First, let's calculate the distance the car travels during the initial 2 hours at a constant rate of 55 mph.
Distance = Rate × Time
Distance for the first 2 hours = 55 miles per hour × 2 hours
Distance for the first 2 hours = 110 miles.

**step4** Defining the rule for time less than or equal to 2 hours

Let 't' represent the total time in hours the car has been traveling.
If the total time 't' is 2 hours or less (t ≤ 2), the car is only traveling at 55 mph.
So, the distance traveled, let's call it D(t), would be:
$$D(t) = 55 \times t \text{ miles, for } t \le 2 \text{ hours.}$$

**step5** Defining the rule for time greater than 2 hours

If the total time 't' is greater than 2 hours (t > 2), the car has completed the first part of its journey and entered the second part.
For the first 2 hours, it traveled 110 miles (as calculated in Step 3).
The time remaining after the first 2 hours is (t - 2) hours.

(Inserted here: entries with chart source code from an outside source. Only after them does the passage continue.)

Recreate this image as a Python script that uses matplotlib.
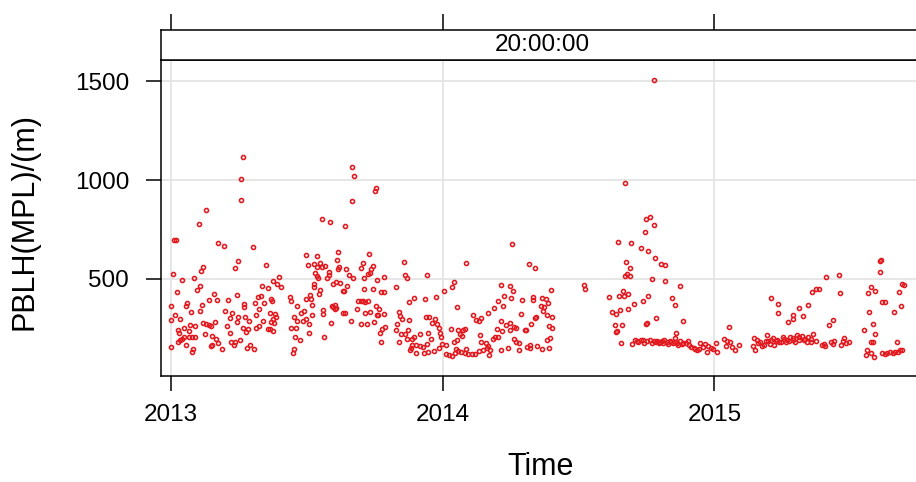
import numpy as np
import matplotlib
matplotlib.use("Agg")
import matplotlib.pyplot as plt

plt.rcParams['font.family'] = ['Liberation Sans', 'DejaVu Sans']

# ---------------- data (days since 2013-01-01, PBLH in m) ----------------
start_date = "2013-01-01"
strip_label = "20:00:00"
x_label = "Time"
y_label = "PBLH(MPL)/(m)"
year_ticks = ["2013-01-01", "2014-01-01", "2015-01-01"]
year_labels = ["2013", "2014", "2015"]
y_ticks = [500, 1000, 1500]

# Jan - May 2013
days_p1 = [97, 95, 94, 48, 38, 4, 7, 63, 71, 111, 90, 86, 44, 41, 128, 3, 31, 15, 39, 35,
           8, 123, 130, 58, 89, 52, 62, 77, 22, 21, 42, 0, 98, 99, 113, 117, 121, 125, 27, 40,
           73, 6, 13, 0, 82, 91, 100, 115, 118, 79, 89, 105, 124, 43, 48, 51, 54, 60, 26, 32,
           18, 10, 11, 76, 97, 104, 101, 115, 119, 24, 46, 56, 79, 130, 18, 24, 29, 33, 13, 10,
           15, 20, 1, 61, 64, 54, 55, 81, 85, 86, 93, 69, 30, 28, 103, 107, 112]
pblh_p1 = [1115, 1003, 897, 851, 776, 695, 695, 681, 664, 659, 588, 554, 559, 540, 571, 522, 503, 495, 464, 441,
           434, 464, 452, 424, 417, 393, 391, 393, 380, 364, 366, 361, 375, 356, 376, 410, 415, 377, 332, 339,
           339, 317, 297, 290, 325, 307, 305, 319, 346, 303, 280, 288, 288, 278, 273, 268, 261, 280, 268, 261,
           251, 242, 225, 259, 253, 244, 232, 253, 263, 236, 222, 212, 227, 246, 205, 203, 203, 207, 188, 180,
           195, 163, 156, 195, 175, 160, 165, 178, 163, 178, 190, 143, 146, 130, 148, 163, 143]

# May - Oct 2013
days_p2 = [244, 246, 275, 274, 244, 203, 214, 234, 182, 197, 224, 266, 223, 184, 193, 197, 201, 203, 207, 226,
           225, 236, 258, 256, 271, 269, 212, 194, 196, 198, 210, 212, 239, 245, 265, 268, 260, 146, 138, 143,
           148, 192, 192, 218, 222, 227, 237, 260, 272, 200, 199, 231, 233, 187, 182, 188, 135, 136, 160, 161,
           170, 190, 216, 218, 220, 220, 222, 251, 255, 258, 261, 265, 250, 231, 234, 261, 268, 275, 179, 175,
           190, 204, 205, 133, 140, 142, 137, 135, 139, 166, 169, 178, 181, 186, 161, 168, 242, 215, 256, 264,
           273, 133, 138, 186, 167, 206, 174, 166, 164]
pblh_p2 = [1066, 1022, 961, 946, 893, 802, 790, 769, 620, 615, 637, 628, 597, 571, 573, 561, 580, 559, 564, 559,
           552, 550, 578, 553, 566, 549, 537, 529, 512, 503, 505, 517, 519, 502, 526, 527, 503, 510, 488, 475,
           461, 475, 458, 474, 484, 479, 464, 447, 447, 444, 424, 436, 437, 420, 398, 400, 397, 390, 408, 390,
           363, 368, 364, 359, 346, 368, 351, 390, 390, 390, 385, 388, 347, 327, 325, 329, 334, 363, 336, 327,
           315, 322, 342, 325, 322, 307, 295, 281, 276, 305, 286, 286, 295, 271, 253, 249, 288, 276, 271, 271,
           280, 244, 234, 225, 208, 203, 190, 146, 122]

# Oct 2013 - Feb 2014
days_p3 = [313, 397, 314, 317, 344, 287, 277, 380, 378, 303, 283, 286, 367, 327, 320, 342, 356, 384, 280, 277,
           286, 278, 306, 308, 310, 343, 347, 355, 320, 351, 358, 406, 410, 414, 417, 304, 288, 284, 360, 362,
           363, 303, 309, 315, 318, 335, 346, 376, 386, 393, 395, 389, 391, 281, 415, 327, 324, 317, 350, 385,
           282, 307, 364, 369, 380, 417, 324, 330, 335, 339, 344, 321, 330, 340, 345, 353, 360, 322, 369, 374,
           378, 382, 386, 390, 395, 399, 404, 408, 414, 419, 383, 397]
pblh_p3 = [583, 578, 519, 502, 520, 507, 492, 483, 459, 461, 434, 431, 437, 405, 383, 397, 407, 359, 346, 315,
           322, 318, 331, 314, 298, 308, 308, 299, 292, 275, 271, 317, 292, 285, 303, 271, 258, 246, 249, 224,
           207, 241, 219, 219, 241, 222, 224, 246, 241, 241, 244, 222, 212, 224, 215, 205, 197, 197, 197, 190,
           180, 178, 171, 164, 178, 178, 164, 164, 158, 156, 168, 139, 125, 122, 130, 134, 149, 148, 117, 116,
           107, 126, 134, 132, 126, 117, 120, 117, 134, 141, 146, 144]

# Feb - Jul 2014
days_p4 = [458, 481, 489, 555, 556, 444, 456, 459, 448, 457, 446, 439, 472, 486, 487, 498, 504, 507, 497, 501,
           500, 511, 505, 512, 508, 512, 509, 505, 426, 434, 470, 490, 489, 484, 443, 450, 455, 461, 463, 456,
           445, 438, 476, 477, 440, 436, 433, 461, 464, 468, 423, 426, 429, 428, 443, 453, 467, 478, 483, 483,
           492, 498, 508, 424]
pblh_p4 = [676, 575, 554, 471, 447, 471, 466, 439, 415, 403, 364, 386, 391, 408, 391, 403, 400, 376, 361, 356,
           337, 441, 318, 305, 263, 251, 198, 188, 327, 353, 322, 308, 303, 271, 285, 266, 275, 256, 251, 241,
           238, 246, 239, 239, 207, 203, 196, 193, 180, 176, 173, 159, 139, 113, 141, 149, 139, 156, 152, 163,
           158, 146, 149, 149]

# Aug - Dec 2014
days_p5 = [649, 610, 638, 643, 649, 637, 600, 618, 632, 641, 650, 611, 658, 664, 616, 610, 613, 617, 646, 663,
           684, 607, 602, 608, 614, 588, 641, 634, 673, 677, 622, 614, 603, 592, 598, 652, 688, 638, 640, 596,
           606, 599, 598, 679, 677, 604, 619, 623, 626, 631, 634, 628, 643, 646, 649, 653, 655, 659, 662, 661,
           670, 674, 677, 681, 684, 688, 694, 699, 704, 707, 711, 636, 640, 651, 657, 666, 668, 672, 680, 686,
           692, 696, 702, 709]
pblh_p5 = [1505, 985, 803, 814, 775, 739, 686, 683, 658, 642, 608, 583, 576, 571, 554, 512, 522, 514, 498, 490,
           464, 436, 415, 415, 422, 408, 412, 390, 405, 369, 373, 349, 344, 332, 324, 300, 286, 269, 278, 268,
           264, 236, 230, 227, 200, 174, 169, 188, 186, 191, 191, 180, 190, 173, 183, 183, 173, 187, 190, 173,
           185, 173, 181, 164, 183, 176, 185, 156, 144, 139, 173, 176, 183, 178, 180, 178, 171, 180, 176, 171,
           176, 163, 151, 146]

# Jan - May 2015
days_p6 = [806, 816, 815, 844, 856, 836, 835, 829, 849, 749, 714, 718, 722, 725, 728, 720, 732, 734, 743, 747,
           751, 746, 754, 757, 763, 783, 782, 785, 789, 791, 794, 797, 800, 802, 804, 808, 810, 814, 817, 820,
           822, 826, 828, 832, 835, 838, 841, 844, 847, 850, 854, 856, 787, 799, 806, 812, 824, 830, 836, 843,
           852]
pblh_p6 = [403, 371, 327, 352, 368, 319, 297, 283, 314, 258, 156, 169, 161, 151, 147, 132, 176, 129, 193, 185,
           180, 158, 153, 142, 166, 202, 159, 139, 173, 178, 158, 166, 217, 183, 171, 202, 166, 190, 178, 178,
           207, 181, 190, 207, 198, 181, 215, 207, 213, 190, 181, 207, 190, 185, 190, 183, 195, 185, 188, 190,
           195]

# May - Sep 2015
days_p7 = [952, 954, 952, 880, 897, 982, 984, 866, 871, 861, 940, 946, 936, 899, 978, 955, 959, 981, 938, 971,
           889, 884, 943, 931, 946, 862, 860, 867, 859, 877, 878, 875, 886, 891, 889, 900, 902, 904, 906, 910,
           940, 943, 935, 940, 934, 944, 955, 959, 962, 966, 970, 973, 976, 979, 982, 975]
pblh_p7 = [590, 593, 536, 507, 519, 473, 471, 451, 451, 434, 461, 437, 430, 427, 432, 381, 383, 361, 332, 332,
           293, 268, 273, 242, 222, 219, 195, 187, 181, 169, 161, 164, 181, 183, 169, 163, 185, 198, 176, 180,
           178, 178, 141, 125, 112, 103, 122, 120, 122, 127, 125, 127, 130, 139, 139, 180]

# ---------------- build ----------------
all_days = np.array(days_p1 + days_p2 + days_p3 + days_p4 + days_p5 + days_p6 + days_p7)
all_pblh = np.array(pblh_p1 + pblh_p2 + pblh_p3 + pblh_p4 + pblh_p5 + pblh_p6 + pblh_p7)
dates = np.datetime64(start_date) + all_days.astype('timedelta64[D]')

W, H = 916, 482
fig = plt.figure(figsize=(W / 100, H / 100), dpi=100)


def px_rect(l, t, r, b):
    return [l / W, 1 - b / H, (r - l) / W, (b - t) / H]


ax = fig.add_axes(px_rect(161, 60, 923, 376))
sax = fig.add_axes(px_rect(161, 30, 923, 60), sharex=ax)

red = '#E2191E'
ax.plot(dates, all_pblh, linestyle='none', marker='o', mfc='none', mec=red,
        ms=2.9, mew=1.15, zorder=3)

x0 = np.datetime64(start_date) - np.timedelta64(13, 'D')
x1 = np.datetime64(start_date) + np.timedelta64(1010, 'D')
ax.set_xlim(x0, x1)
ax.set_ylim(8, 1608)

tick_dates = [np.datetime64(t) for t in year_ticks]
ax.set_xticks(tick_dates)
ax.set_xticklabels(year_labels)
ax.set_yticks(y_ticks)
ax.set_yticklabels([str(v) for v in y_ticks])

ax.grid(True, color='#E4E4E4', lw=1.3, zorder=0)
ax.set_axisbelow(True)

for s in ax.spines.values():
    s.set_linewidth(1.1)
    s.set_color('black')
ax.spines['right'].set_visible(False)

ax.tick_params(axis='both', direction='out', length=11, width=1.1, labelsize=17.5,
               colors='black', top=False, right=False)
ax.tick_params(axis='y', pad=12)
ax.tick_params(axis='x', pad=9)

# strip
sax.set_ylim(0, 1)
for s in sax.spines.values():
    s.set_linewidth(1.1)
    s.set_color('black')
sax.spines['right'].set_visible(False)
sax.tick_params(axis='x', which='both', bottom=False, labelbottom=False,
                top=True, labeltop=False, direction='out', length=11.5, width=1.1)
sax.tick_params(axis='y', left=False, labelleft=False)
sax.set_facecolor('white')
sax.text(0.5, 0.5, strip_label, transform=sax.transAxes, ha='center', va='center',
         fontsize=17.5)

fig.text(541 / W, 1 - 467 / H, x_label, ha='center', va='center', fontsize=22)
fig.text(25 / W, 1 - 222 / H, y_label, ha='center', va='center', rotation=90, fontsize=22)

fig.savefig('out.png', dpi=100)
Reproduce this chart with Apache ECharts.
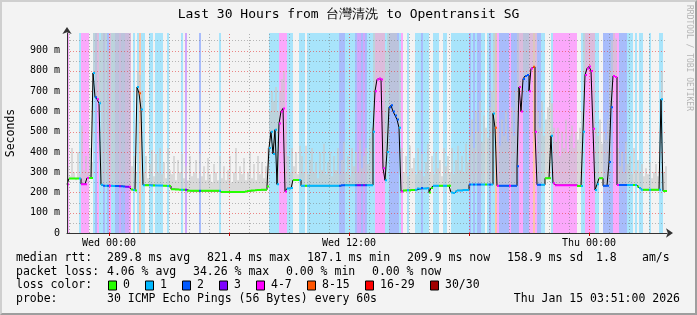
<!DOCTYPE html>
<html><head><meta charset="utf-8">
<script src="https://cdn.jsdelivr.net/npm/echarts@6/dist/echarts.min.js"></script>
<style>
html,body{margin:0;padding:0;background:#f3f3f3;}
#wrap{position:relative;width:697px;height:315px;}
#c{position:absolute;left:0;top:0;width:697px;height:315px;}
#frame{position:absolute;left:0;top:0;width:697px;height:315px;box-sizing:border-box;border-style:solid;border-width:2px;border-color:#cfcfcf #9e9e9e #9e9e9e #cfcfcf;pointer-events:none;}
</style></head><body><div id="wrap"><div id="c"></div><div id="frame"></div></div>
<script>
// ---- data ----
// time axis: hours relative to Wed 00:00, 300 slots of 0.1 h (6 min)
const T0 = -2.1, STEP = 0.1, T_END = 27.9, Y_MAX = 987;

// loss level per slot: 0 none, 1 "1", 2 "2", 3 "3", 4 "4-7", 5 "8-15"
const lossLevel = [
4,0,0,0,0,0,1,4,4,4,4,0,0,1,2,4,1,1,2,1,
2,4,1,1,2,2,3,2,2,3,3,4,0,1,0,1,5,1,1,0,
0,1,1,0,1,1,1,1,0,0,1,0,0,0,0,0,0,1,0,3,
0,0,0,0,0,0,2,0,0,0,0,0,0,0,0,0,1,0,0,0,
0,0,0,0,0,0,0,0,0,0,0,0,0,0,0,0,0,0,0,0,
0,1,1,1,1,1,4,4,4,4,1,1,1,0,0,0,1,1,1,0,
1,1,1,1,1,1,1,1,1,1,1,1,1,1,1,1,2,2,2,1,
1,1,1,1,2,3,3,2,3,2,1,1,1,1,4,4,4,4,4,1,
1,2,2,2,2,2,1,4,0,0,1,0,0,0,1,1,1,2,1,1,
1,0,0,1,1,1,0,0,1,1,0,0,1,1,1,1,1,1,1,1,
1,2,1,2,1,2,2,1,1,0,1,2,1,1,5,4,2,2,2,2,
2,4,2,2,2,2,4,4,2,2,2,4,4,5,4,2,2,1,1,0,
0,0,1,4,4,4,4,4,4,4,4,4,4,4,4,0,0,1,1,4,
4,4,4,4,1,1,0,0,2,2,2,2,2,4,4,4,2,2,2,2,
1,1,1,0,1,0,1,1,0,0,0,1,0,0,0,0,1,1,0,0
];

// median rtt per slot (ms)
const medianMs = [
240,269,269,269,269,269,269,241,241,241,272,272,272,790,670,660,640,238,233,233,
233,233,233,232,232,232,231,231,230,228,228,228,215,212,210,720,690,610,236,236,
236,236,235,235,235,234,234,234,233,233,232,232,216,216,215,215,214,214,213,213,
208,208,208,208,208,208,208,208,208,208,208,208,208,208,208,208,208,202,202,202,
202,202,202,202,202,202,202,202,202,205,207,208,210,210,211,212,212,213,213,213,
230,420,500,390,510,240,540,600,615,205,220,220,222,262,262,262,262,233,233,233,
233,233,233,233,233,233,233,233,233,233,233,233,233,233,233,233,233,236,236,236,
236,236,236,236,236,236,236,236,236,236,236,236,236,500,700,758,762,758,320,260,
400,620,630,600,580,560,520,205,210,210,211,210,212,212,213,220,218,222,220,219,
221,200,222,233,233,233,233,233,233,233,233,233,200,198,205,210,210,210,212,212,
212,239,239,239,239,239,239,239,239,239,239,239,239,590,520,233,233,233,233,233,
233,233,233,233,233,330,720,600,760,775,780,700,812,820,500,238,238,238,238,270,
270,270,480,245,236,236,236,236,236,236,236,236,236,236,236,232,232,232,500,780,
812,822,800,515,212,240,270,270,233,233,233,350,620,775,770,237,237,237,237,237,
237,237,237,237,237,230,222,213,213,213,213,213,213,213,213,213,213,660,207,207
];

// upper edge of the ping "smoke" per slot (ms)
const smokeHiMs = [
330,280,420,300,260,400,290,530,310,380,300,420,350,990,990,990,950,990,990,990,
900,990,990,990,990,990,990,990,990,990,990,990,330,380,300,800,780,700,300,380,
270,340,410,280,390,300,420,290,350,270,420,310,290,380,260,360,300,390,270,330,
260,380,280,300,360,270,390,280,330,260,370,290,250,340,300,260,380,270,330,260,
310,380,250,300,420,260,330,290,370,260,300,400,270,340,260,380,290,350,270,330,
420,600,700,650,720,600,700,760,800,560,380,300,420,330,400,290,430,380,300,430,
290,360,420,300,350,270,400,310,440,290,350,400,280,380,310,420,290,360,450,300,
380,280,420,330,400,300,460,320,380,420,340,470,520,990,990,990,990,990,990,900,
990,990,990,990,990,950,900,420,300,380,280,430,320,370,290,420,310,390,280,350,
440,300,380,290,400,320,360,280,420,330,380,300,420,290,360,430,310,380,300,440,
350,480,560,420,600,500,650,450,580,520,470,620,700,990,990,520,430,560,480,600,
450,520,620,480,700,990,990,990,990,990,990,990,990,990,990,600,520,650,480,560,
620,700,640,520,450,520,380,500,420,560,400,480,530,420,500,460,520,600,990,990,
990,990,990,990,520,480,560,440,500,460,560,800,950,990,960,420,330,400,300,450,
340,380,290,420,310,360,300,340,280,320,290,350,270,300,340,280,320,800,300,330
];

const xLabelHours = [0, 12, 24];
const xTickLabels = ['Wed 00:00', 'Wed 12:00', 'Thu 00:00'];
const xGridHours = [-2,-1,0,1,2,3,4,5,6,7,8,9,10,11,12,13,14,15,16,17,18,19,20,21,22,23,24,25,26,27];
const xMajorHours = [0, 6, 12, 18, 24];
const yGridMs = [50,100,150,200,250,300,350,400,450,500,550,600,650,700,750,800,850,900,950];

const lossLegendLabels = ['0','1','2','3','4-7','8-15','16-29','30/30'];
const lossLineColors = ['#26ff00','#00b8ff','#0059ff','#7e00ff','#ff00ff','#ff5500','#ff0000','#a10000'];
const lossBandColors = [null,'#a8e4fb','#a8bcfb','#d0a8fb','#fba8fb','#fcc4a8'];

const titleText = 'Last 30 Hours from 台灣清洗 to Opentransit SG';
const medianStats = ['289.8 ms avg','821.4 ms max','187.1 ms min','209.9 ms now','158.9 ms sd','1.8','am/s'];
const lossStats = ['4.06 % avg','34.26 % max','0.00 % min','0.00 % now'];
const probeText = '30 ICMP Echo Pings (56 Bytes) every 60s';
const dateText = 'Thu Jan 15 03:51:00 2026';

// ---- build ----
const MONO = '"DejaVu Sans Mono", monospace';
const slotStart = i => T0 + i * STEP;
const bandData = lossLevel.map((l, i) => [slotStart(i), slotStart(i + 1), l]);
const smokeData = smokeHiMs.map((h, i) => [slotStart(i), slotStart(i + 1), medianMs[i], h]);
const medianLine = medianMs.map((v, i) => [slotStart(i), v]);
medianLine.push([T_END, medianMs[medianMs.length - 1]]);
const segData = medianMs.map((v, i) => [slotStart(i), slotStart(i + 1), v, lossLevel[i]]);

const chart = echarts.init(document.getElementById('c'));

const graphics = [];
function txt(x, y, s, opt) {
  graphics.push(Object.assign({type: 'text', x: x, y: y, silent: true,
    style: Object.assign({text: s, font: '11.5px ' + MONO, fill: '#000', align: 'left', verticalAlign: 'middle'}, opt || {})}));
}
txt(348.5, 15, titleText, {font: '13px ' + MONO, align: 'center'});
graphics.push({type: 'text', x: 11, y: 133, rotation: Math.PI / 2, silent: true,
  style: {text: 'Seconds', font: '11.5px ' + MONO, fill: '#000', align: 'center', verticalAlign: 'middle'}});
graphics.push({type: 'text', x: 689, y: 5, rotation: -Math.PI / 2, silent: true,
  style: {text: 'RRDTOOL / TOBI OETIKER', font: '8px ' + MONO, fill: '#b4b4b4', align: 'left', verticalAlign: 'middle'}});

const rowY = [258.5, 272, 285.5, 299];
txt(16, rowY[0], 'median rtt:');
const medX = [107, 207, 307, 407, 507, 596, 642];
medianStats.forEach((s, k) => txt(medX[k], rowY[0], s));
txt(16, rowY[1], 'packet loss:');
const lossX = [107, 193, 286, 372];
lossStats.forEach((s, k) => txt(lossX[k], rowY[1], s));
txt(16, rowY[2], 'loss color:');
const swX = [108, 145, 182, 219, 256, 307, 365, 430];
lossLegendLabels.forEach((s, k) => {
  graphics.push({type: 'rect', silent: true, shape: {x: swX[k] + 0.5, y: rowY[2] - 4.5, width: 8, height: 9},
    style: {fill: lossLineColors[k], stroke: '#000', lineWidth: 1}});
  txt(swX[k] + 15, rowY[2], s);
});
txt(16, rowY[3], 'probe:');
txt(107, rowY[3], probeText);
txt(680, rowY[3], dateText, {align: 'right'});

const option = {
  backgroundColor: 'transparent',
  animation: false,
  grid: {left: 67, top: 33, width: 600, height: 200, containLabel: false},
  xAxis: {
    type: 'value', min: T0, max: T_END, z: 6,
    axisLine: {show: true, onZero: false, lineStyle: {color: '#333', width: 1}, symbol: ['none', 'arrow'], symbolSize: [7, 7], symbolOffset: [0, 6]},
    axisTick: {show: true, customValues: xMajorHours, length: 3, lineStyle: {color: '#cc0000'}},
    axisLabel: {customValues: xLabelHours, formatter: v => xTickLabels[xLabelHours.indexOf(v)] || '',
      fontFamily: MONO, fontSize: 10, color: '#000', margin: 5},
    splitLine: {show: false}
  },
  yAxis: {
    type: 'value', min: 0, max: Y_MAX, interval: 100, z: 6,
    axisLine: {show: true, onZero: false, lineStyle: {color: '#333', width: 1}, symbol: ['none', 'arrow'], symbolSize: [7, 7], symbolOffset: [0, 6]},
    axisTick: {show: false},
    axisLabel: {showMaxLabel: false, formatter: v => v === 0 ? '0' : v + ' m', fontFamily: MONO, fontSize: 10, color: '#000', margin: 7},
    splitLine: {show: false}
  },
  graphic: graphics,
  series: [
    { // loss background bands
      type: 'custom', z: 1, silent: true, data: bandData,
      renderItem: (p, api) => {
        const l = api.value(2);
        if (!l) return null;
        const a = api.coord([api.value(0), Y_MAX]);
        const b = api.coord([api.value(1), 0]);
        return {type: 'rect', shape: {x: a[0], y: a[1], width: b[0] - a[0], height: b[1] - a[1]},
          style: {fill: lossBandColors[l]}};
      }
    },
    { // smoke
      type: 'custom', z: 2, silent: true, data: smokeData,
      renderItem: (p, api) => {
        const a = api.coord([api.value(0), Math.min(api.value(3), Y_MAX)]);
        const b = api.coord([api.value(1), api.value(2)]);
        return {type: 'rect', shape: {x: a[0], y: a[1], width: b[0] - a[0], height: b[1] - a[1]},
          style: {fill: 'rgba(200,200,200,0.62)'}};
      }
    },
    { // vertical grid
      type: 'custom', z: 3, silent: true, data: xGridHours.map(h => [h, 0]),
      renderItem: (p, api) => {
        const h = api.value(0);
        const a = api.coord([h, 0]), b = api.coord([h, Y_MAX]);
        const major = xMajorHours.indexOf(h) >= 0;
        const x = Math.round(a[0]) + 0.5;
        return {type: 'line', shape: {x1: x, y1: a[1], x2: x, y2: b[1]},
          style: {stroke: major ? 'rgba(230,60,60,0.7)' : 'rgba(120,120,120,0.55)', lineWidth: 1, lineDash: [1, 2]}};
      }
    },
    { // horizontal grid
      type: 'custom', z: 3, silent: true, data: yGridMs.map(v => [T0, v]),
      renderItem: (p, api) => {
        const v = api.value(1);
        const a = api.coord([T0, v]), b = api.coord([T_END, v]);
        const major = v % 100 === 0;
        const y = Math.round(a[1]) + 0.5;
        return {type: 'line', shape: {x1: a[0], y1: y, x2: b[0], y2: y},
          style: {stroke: major ? 'rgba(230,60,60,0.6)' : 'rgba(120,120,120,0.5)', lineWidth: 1, lineDash: [1, 2]}};
      }
    },
    { // median line (black)
      type: 'line', z: 4, silent: true, data: medianLine, step: 'end', showSymbol: false,
      lineStyle: {color: '#000', width: 1}
    },
    { // median coloured by loss
      type: 'custom', z: 5, silent: true, data: segData,
      renderItem: (p, api) => {
        const a = api.coord([api.value(0), api.value(2)]);
        const b = api.coord([api.value(1), api.value(2)]);
        return {type: 'line', shape: {x1: a[0], y1: a[1], x2: b[0], y2: b[1]},
          style: {stroke: lossLineColors[api.value(3)], lineWidth: 2}};
      }
    }
  ]
};
chart.setOption(option);
</script></body></html>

During this remaining time, the car travels at a rate of 45 mph.
The distance covered during this remaining time is: 45 mph × (t - 2) hours.
So, the total distance D(t) for t > 2 hours will be the distance from the first part plus the distance from the second part:
$$D(t) = (\text{Distance for first 2 hours}) + (\text{Distance for remaining time})$$
$$D(t) = 110 + (45 \times (t - 2)) \text{ miles, for } t > 2 \text{ hours.}$$
We can simplify the second part:
$$45 \times (t - 2) = 45 \times t - 45 \times 2 = 45t - 90$$
So, for t > 2 hours:
$$D(t) = 110 + 45t - 90$$
$$D(t) = 45t + 20 \text{ miles, for } t > 2 \text{ hours.}$$

**step6** Stating the complete rule of the function

Combining the rules for both time intervals, the complete rule for the distance D(t) as a function of time 't' is:
$$D(t) = \begin{cases} 55t & \text{if } 0 \le t \le 2 \\ 45t + 20 & \text{if } t > 2 \end{cases}$$
This rule shows that for any given time 't', we can calculate the total distance traveled.